Multi-sovereign campuses are an emerging structural form. Co-investment is structured at the SPV level, with separate capacity tranches per sovereign and shared facility cost. The governance is layered. The legal architecture borrows from defense industrial base joint venture precedent.
The 2030 Picture
By 2030, sovereign tenants represent the highest-credit longest-duration capacity offtake in the market. Pricing on sovereign capacity prints 100 to 200 basis points inside merchant hyperscaler pricing on equivalent specifications. Multi-sovereign campuses are an established structural form. US allies co-invest into US-sited campuses for allied compute access on a routine basis.

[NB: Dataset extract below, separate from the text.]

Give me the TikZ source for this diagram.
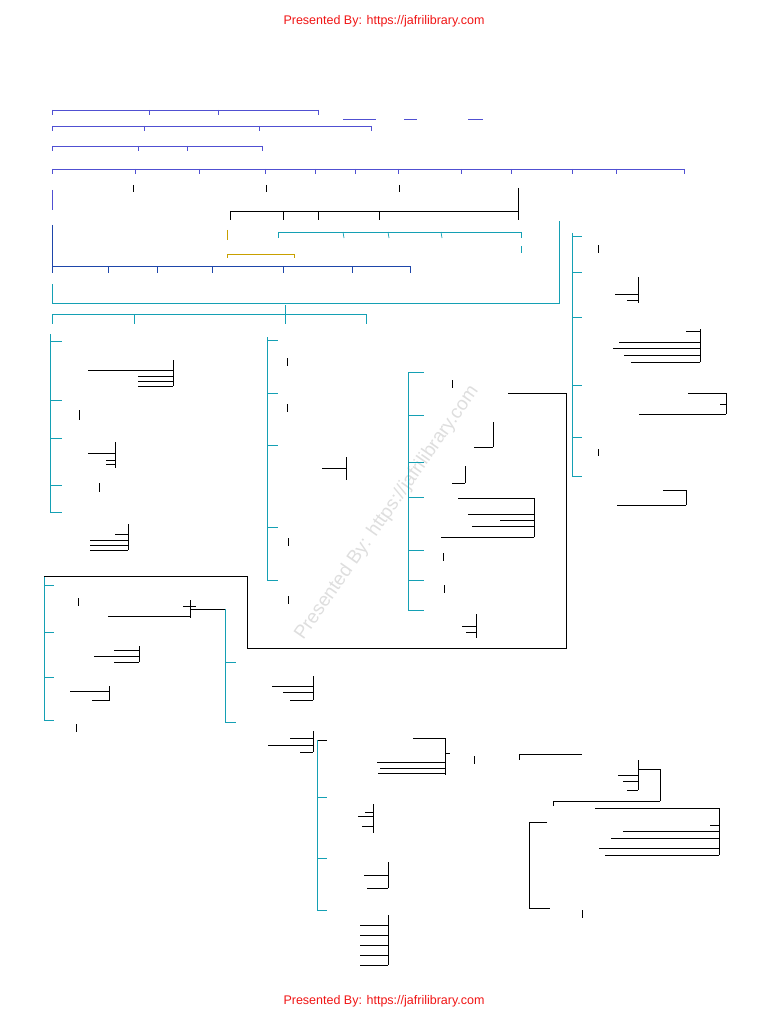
\documentclass[tikz,border=0pt]{standalone}
\usepackage{fontspec}
\setmainfont{Liberation Sans}
\begin{document}
\begin{tikzpicture}[x=1pt,y=-1pt,line width=0.7pt,
 bl/.style={draw={rgb,255:red,80;green,80;blue,210}},
 db/.style={draw={rgb,255:red,30;green,70;blue,170}},
 tl/.style={draw={rgb,255:red,20;green,160;blue,180}},
 gd/.style={draw={rgb,255:red,200;green,160;blue,0}},
 k/.style={draw=black},
 red/.style={text={rgb,255:red,240;green,20;blue,20},font=\fontsize{12.5}{14}\selectfont}]
\useasboundingbox (0,0) rectangle (768,1024);
\node[red] (t1) at (384,21) {Presented By: https://jafrilibrary.com};
\node[red] (t2) at (384,1001) {Presented By: https://jafrilibrary.com};
\node[rotate=55,text=black!13,font=\fontsize{19}{22}\selectfont] (wm) at (387,513) {Presented By: https://jafrilibrary.com};
% blue rows
\draw[bl] (52,110)--(318,110); \foreach \x in {52,149,218,318} \draw[bl] (\x,110)--(\x,115);
\draw[bl] (343,119)--(376,119) (404,119)--(417,119) (468,119)--(483,119);
\draw[bl] (52,126)--(371,126); \foreach \x in {52,144,259,371} \draw[bl] (\x,126)--(\x,131);
\draw[bl] (52,146)--(262,146); \foreach \x in {52,138,187,262} \draw[bl] (\x,146)--(\x,151);
\draw[bl] (52,169)--(684,169); \foreach \x in {52,135,199,265,315,355,398,461,511,572,616,684} \draw[bl] (\x,169)--(\x,174);
\foreach \x in {133,266,399} \draw[k] (\x,185)--(\x,192);
\draw[bl] (52,190)--(52,210);
\draw[k] (230,211)--(518,211) (518,188)--(518,220); \foreach \x in {230,283,318,379} \draw[k] (\x,211)--(\x,220);
\draw[db] (52,225)--(52,266);
\draw[gd] (227,230)--(227,240);
\draw[tl] (278,232)--(521,232); \foreach \x in {278,521} \draw[tl] (\x,232)--(\x,238);
\foreach \x in {343,388,441} \draw[tl] (\x,232)--(\x+1,238);
\draw[tl] (521,246)--(521,253);
\draw[gd] (227,254)--(294,254) (227,254)--(227,258) (294,254)--(294,258);
\draw[db] (52,266)--(410,266); \foreach \x in {52,108,157,212,283,352,410} \draw[db] (\x,266)--(\x,273);
\draw[tl] (52,284)--(52,303)--(559,303)--(559,221);
\draw[tl] (52,314)--(366,314); \foreach \x in {52,134,285,366} \draw[tl] (\x,314)--(\x,324); \draw[tl] (285,305)--(285,314);
% left column
\draw[tl] (50,334)--(50,513); \foreach \y in {341,400,438,485,512} \draw[tl] (50,\y)--(62,\y);
\draw[k] (88,370)--(173,370) (173,360)--(173,386); \foreach \y in {376,381,386} \draw[k] (138,\y)--(173,\y);
\draw[k] (79,410)--(79,420);
\draw[k] (88,453)--(115,453) (115,442)--(115,468) (106,460)--(115,460) (106,464)--(115,464);
\draw[k] (99,483)--(99,492);
\draw[k] (128,524)--(128,550) (115,534)--(128,534); \foreach \y in {540,545,550} \draw[k] (90,\y)--(128,\y);
% middle column
\draw[tl] (267,337)--(267,580); \foreach \y in {340,393,445,527,580} \draw[tl] (267,\y)--(278,\y);
\draw[k] (287,358)--(287,366) (287,404)--(287,412) (346,457)--(346,480) (322,468)--(346,468) (288,538)--(288,546) (288,596)--(288,604);
% column 408
\draw[tl] (408,372)--(408,610) (408,372)--(424,372); \foreach \y in {415,462,497,550,580,610} \draw[tl] (408,\y)--(424,\y);
\draw[k] (452,380)--(452,388) (493,422)--(493,447) (474,447)--(493,447) (465,466)--(465,483) (452,483)--(465,483);
\draw[k] (534,498)--(534,537) (458,498)--(534,498) (468,514)--(534,514) (500,520)--(534,520) (472,526)--(534,526) (441,537)--(534,537);
\draw[k] (443,553)--(443,561) (444,585)--(444,593) (476,614)--(476,638) (462,626)--(476,626) (466,632)--(476,632);
% big box
\draw[k] (508,393)--(566,393)--(566,648)--(247,648)--(247,576)--(44,576);
\draw[tl] (44,577)--(44,720); \foreach \y in {585,632,677,720} \draw[tl] (44,\y)--(54,\y);
\draw[k] (78,598)--(78,606) (108,616)--(190,616) (190,600)--(190,618) (183,606)--(196,606) (190,609)--(225,609);
\draw[tl] (225,609)--(225,722); \foreach \y in {662,722} \draw[tl] (225,\y)--(236,\y);
\draw[k] (139,646)--(139,662) (94,656)--(139,656) (114,662)--(139,662) (114,650)--(139,650);
\draw[k] (70,691)--(109,691) (109,686)--(109,701) (92,700)--(109,700) (76,724)--(76,732);
\draw[k] (313,676)--(313,700) (272,686)--(313,686) (283,692)--(313,692) (290,700)--(313,700);
\draw[k] (313,731)--(313,752) (268,745)--(313,745) (290,738)--(313,738) (300,752)--(313,752) (317,740)--(327,740);
\draw[tl] (317,740)--(317,910); \foreach \y in {797,858,910} \draw[tl] (317,\y)--(327,\y);
\draw[k] (445,738)--(445,775) (413,738)--(445,738) (377,762)--(445,762) (380,768)--(445,768) (378,773)--(445,773) (445,753)--(450,753);
\draw[k] (474,756)--(474,764) (519,754)--(582,754) (519,754)--(519,760);
\draw[k] (638,760)--(638,790) (660,769)--(660,801) (638,769)--(660,769) (553,801)--(660,801) (553,801)--(553,806) (618,775)--(638,775) (623,781)--(638,781) (627,790)--(638,790);
\draw[k] (719,808)--(719,855) (595,808)--(719,808) (710,825)--(719,825) (623,831)--(719,831) (611,838)--(719,838) (599,848)--(719,848) (605,855)--(719,855);
\draw[k] (547,822)--(529,822)--(529,908)--(550,908) (582,910)--(582,918);
\draw[k] (373,804)--(373,833) (358,816)--(373,816) (362,826)--(373,826) (365,812)--(373,812);
\draw[k] (388,862)--(388,888) (364,875)--(388,875) (367,888)--(388,888);
\draw[k] (388,915)--(388,965); \foreach \y in {925,935,945,955,965} \draw[k] (360,\y)--(388,\y);
% right column
\draw[tl] (572,233)--(572,476); \foreach \y in {236,272,317,385,437,476} \draw[tl] (572,\y)--(582,\y);
\draw[k] (598,245)--(598,253) (638,277)--(638,303) (615,294)--(638,294) (627,300)--(638,300);
\draw[k] (700,329)--(700,362) (686,331)--(700,331) (619,342)--(700,342) (613,348)--(700,348) (624,355)--(700,355) (631,362)--(700,362);
\draw[k] (726,393)--(726,414) (688,393)--(726,393) (639,414)--(726,414) (720,404)--(726,404);
\draw[k] (598,449)--(598,456) (686,490)--(686,505) (663,490)--(686,490) (617,505)--(686,505);
\end{tikzpicture}
\end{document}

The sovereign-acceptable design specification becomes a published public standard. The National Institute of Standards and Technology and the Department of Energy jointly document the specification covering FOCI mitigation requirements, ITAR-cleared design defaults, cleared workforce attestations, and supply chain provenance. The specification becomes a binary gate. Campuses inside the specification are eligible for sovereign tenancy. Campuses outside the specification are not.
The thirty percent figure understates the directional pull. Sovereign tenancy at thirty percent of new additions sets the credit, duration, and security floor for the remaining seventy percent. Merchant capacity in adjacent geographies prices off the sovereign comparable. The hyperscaler underwriting model, which assumed merchant tenancy as the marginal pricing reference, inverts.
The operating reality of the AI infrastructure stack converges with the operating reality of the defense industrial base. The capital tools converge. The workforce constraints converge. The governance specifications converge. By 2030, the boundary between a sovereign compute campus and a defense facility is a paperwork distinction more than an architectural one.